Why am I getting a double free or corruption error with realloc()?
I've tried to write a string replace function in C, which works on a char *
, which has been allocated using malloc()
. It's a little different in that it will find and replace strings, rather than characters in the starting string.
It's trivial to do if the search and replace strings are the same length (or the replace string is shorter than the search string), since I have enough space allocated.

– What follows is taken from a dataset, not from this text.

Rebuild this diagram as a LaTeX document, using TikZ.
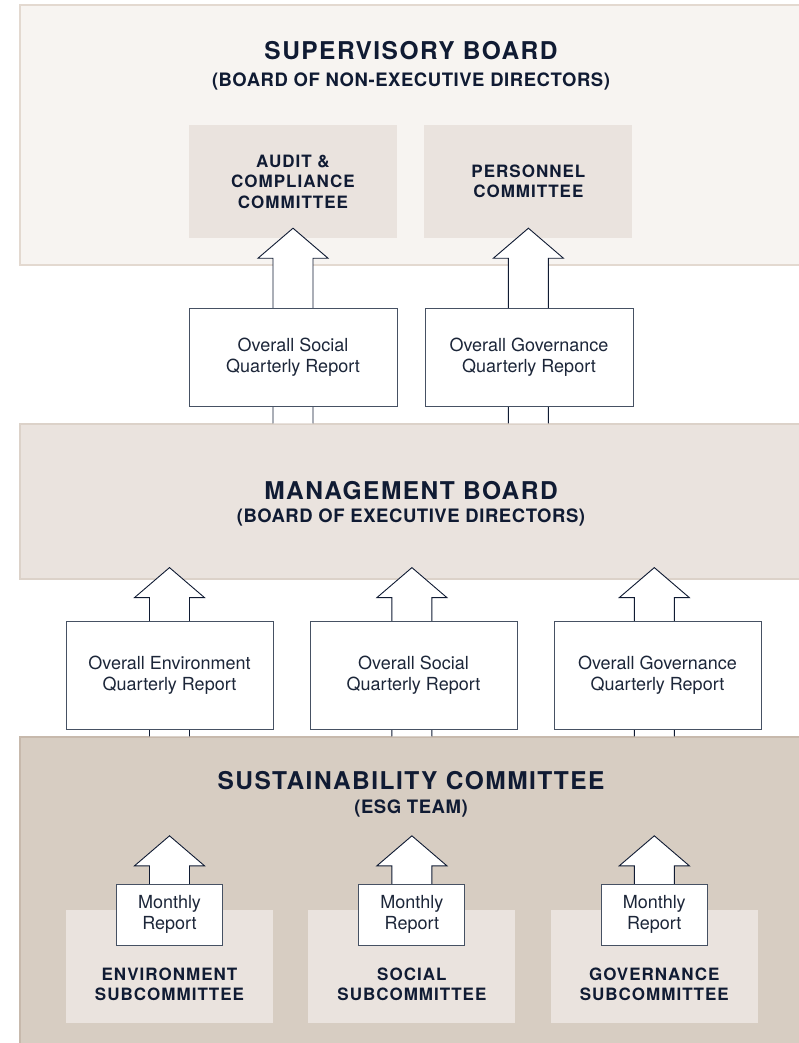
\documentclass[tikz,border=0pt]{standalone}
\usepackage{fontspec}
\setmainfont{TeX Gyre Heros}
\newfontfamily\capsfont[LetterSpace=6]{TeX Gyre Heros}
\newfontfamily\tightcaps[LetterSpace=3]{TeX Gyre Heros}
\usetikzlibrary{calc,positioning}
\definecolor{navyink}{HTML}{101B33}
\definecolor{reportink}{HTML}{1C2639}
\definecolor{reportline}{HTML}{465163}
\definecolor{boardlight}{HTML}{F7F4F1}
\definecolor{boardmid}{HTML}{EAE3DE}
\definecolor{boarddark}{HTML}{D7CDC2}
\definecolor{rimlight}{HTML}{E3D9D0}
\definecolor{rimmid}{HTML}{DCD2C9}
\definecolor{rimdark}{HTML}{C7B9AC}
\tikzset{
  panel/.style={
    rectangle,
    line width=1.2pt,
    inner sep=0pt,
    minimum width=780pt
  },
  title/.style={
    text=navyink,
    font=\capsfont\bfseries\fontsize{24.5}{28}\selectfont
  },
  subtitle/.style={
    text=navyink,
    font=\tightcaps\bfseries\fontsize{18.5}{22}\selectfont
  },
  cmte/.style={
    fill=boardmid,
    inner sep=0pt,
    minimum width=208pt,
    minimum height=113pt
  },
  cmtext/.style={
    align=center,
    text=navyink,
    font=\capsfont\bfseries\fontsize{17}{20.5}\selectfont
  },
  report/.style={
    draw=reportline,
    fill=white,
    line width=1pt,
    align=center,
    inner sep=0pt,
    text=reportink,
    minimum width=208pt,
    minimum height=98pt,
    font=\fontsize{18}{21.5}\selectfont
  },
  fatarrow/.style={
    draw=navyink,
    fill=white,
    line width=0.9pt,
    line join=miter
  }
}
% hollow block arrow: shaft from #1 up to the tip at #2
\newcommand{\fatarrow}[2]{%
  \draw[fatarrow] let \p1=(#1), \p2=(#2) in
    (\x2-20pt,\y1) -- (\x2-20pt,\y2-30pt) -- (\x2-35pt,\y2-30pt) -- (\x2,\y2)
    -- (\x2+35pt,\y2-30pt) -- (\x2+20pt,\y2-30pt) -- (\x2+20pt,\y1);}

\begin{document}
\begin{tikzpicture}[x=1pt,y=-1pt]
\useasboundingbox (0,0) rectangle (798,1043);
% board bands
\node[panel,draw=rimlight,fill=boardlight,minimum height=260pt] (sup) at (410,135) {};
\node[panel,draw=rimmid,fill=boardmid,minimum height=155pt] (mgmt) at (410,501.5) {};
\node[panel,draw=rimdark,fill=boarddark,minimum height=320pt] (sust) at (410,897) {};
\node[title] (supt) at (411,51) {SUPERVISORY BOARD};
\node[subtitle] (supst) at (411,81) {(BOARD OF NON-EXECUTIVE DIRECTORS)};
\node[title] (mgmtt) at (411,491) {MANAGEMENT BOARD};
\node[subtitle] (mgmtst) at (411,517) {(BOARD OF EXECUTIVE DIRECTORS)};
\node[title] (sustt) at (411,781) {SUSTAINABILITY COMMITTEE};
\node[subtitle] (sustst) at (411,808) {(ESG TEAM)};
% committees
\node[cmte] (audit) at (293,181.5) {};
\node[cmte,right=27pt of audit] (pers) {};
\node[cmtext] (auditt) at (audit) {AUDIT \&\\COMPLIANCE\\COMMITTEE};
\node[cmtext] (perst) at (pers) {PERSONNEL\\COMMITTEE};
\node[cmte,minimum width=207pt] (envsub) at (169.5,966.5) {};
\node[cmte,minimum width=207pt,right=35pt of envsub] (socsub) {};
\node[cmte,minimum width=207pt,right=35pt of socsub] (govsub) {};
\node[cmtext] (envsubt) at ($(envsub.south)+(0,-39)$) {ENVIRONMENT\\SUBCOMMITTEE};
\node[cmtext] (socsubt) at ($(socsub.south)+(0,-39)$) {SOCIAL\\SUBCOMMITTEE};
\node[cmtext] (govsubt) at ($(govsub.south)+(0,-39)$) {GOVERNANCE\\SUBCOMMITTEE};
% reporting arrows
\fatarrow{mgmt.north -| audit}{$(audit.south)+(0,-10)$}
\fatarrow{mgmt.north -| pers}{$(pers.south)+(0,-10)$}
\fatarrow{sust.north -| envsub}{$(mgmt.south -| envsub)+(0,-12)$}
\fatarrow{sust.north -| socsub}{$(mgmt.south -| socsub)+(0,-12)$}
\fatarrow{sust.north -| govsub}{$(mgmt.south -| govsub)+(0,-12)$}
\fatarrow{envsub.north}{$(envsub.north)+(0,-74)$}
\fatarrow{socsub.north}{$(socsub.north)+(0,-74)$}
\fatarrow{govsub.north}{$(govsub.north)+(0,-74)$}
% reports
\node[report] (socrep) at (293,357) {Overall Social\\Quarterly Report};
\node[report,right=27pt of socrep] (govrep) {Overall Governance\\Quarterly Report};
\node[report,minimum width=207pt,minimum height=108pt] (envq) at (169.5,675) {Overall Environment\\Quarterly Report};
\node[report,minimum width=207pt,minimum height=108pt,right=36pt of envq] (socq) {Overall Social\\Quarterly Report};
\node[report,minimum width=207pt,minimum height=108pt,right=36pt of socq] (govq) {Overall Governance\\Quarterly Report};
\node[report,minimum width=106pt,minimum height=61pt] (envmon) at ($(envsub)+(0,-52)$) {Monthly\\Report};
\node[report,minimum width=106pt,minimum height=61pt] (socmon) at ($(socsub)+(0,-52)$) {Monthly\\Report};
\node[report,minimum width=106pt,minimum height=61pt] (govmon) at ($(govsub)+(0,-52)$) {Monthly\\Report};
\end{tikzpicture}
\end{document}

If I try to use realloc()
, I get an error that tells me I am doing a double free - which I don't see how I am, since I am only using realloc()
.
Perhaps a little code will help:
void strrep(char *input, char *search, char *replace) {
int searchLen = strlen(search);
int replaceLen = strlen(replace);
int delta = replaceLen - searchLen;
char *find = input;
while (find = strstr(find, search)) {
if (delta > 0) {
realloc(input, strlen(input) + delta);
find = strstr(input, search);
}
memmove(find + replaceLen, find + searchLen, strlen(input) - (find - input));
memmove(find, replace, replaceLen);
}
}
The program works, until I try to realloc()
in an instance where the replaced string will be longer than the initial string. (It still kind of works, it just spits out errors as well as the result).
If it helps, the calling code looks like:
#include <stdio.h>
#include <string.h>
#include <stdlib.h>
void strrep(char *input, char *search, char *replace);
int main(void) {
char *input = malloc(81);
while ((fgets(input, 81, stdin)) != NULL) {
strrep(input, "Noel", "Christmas");
}
}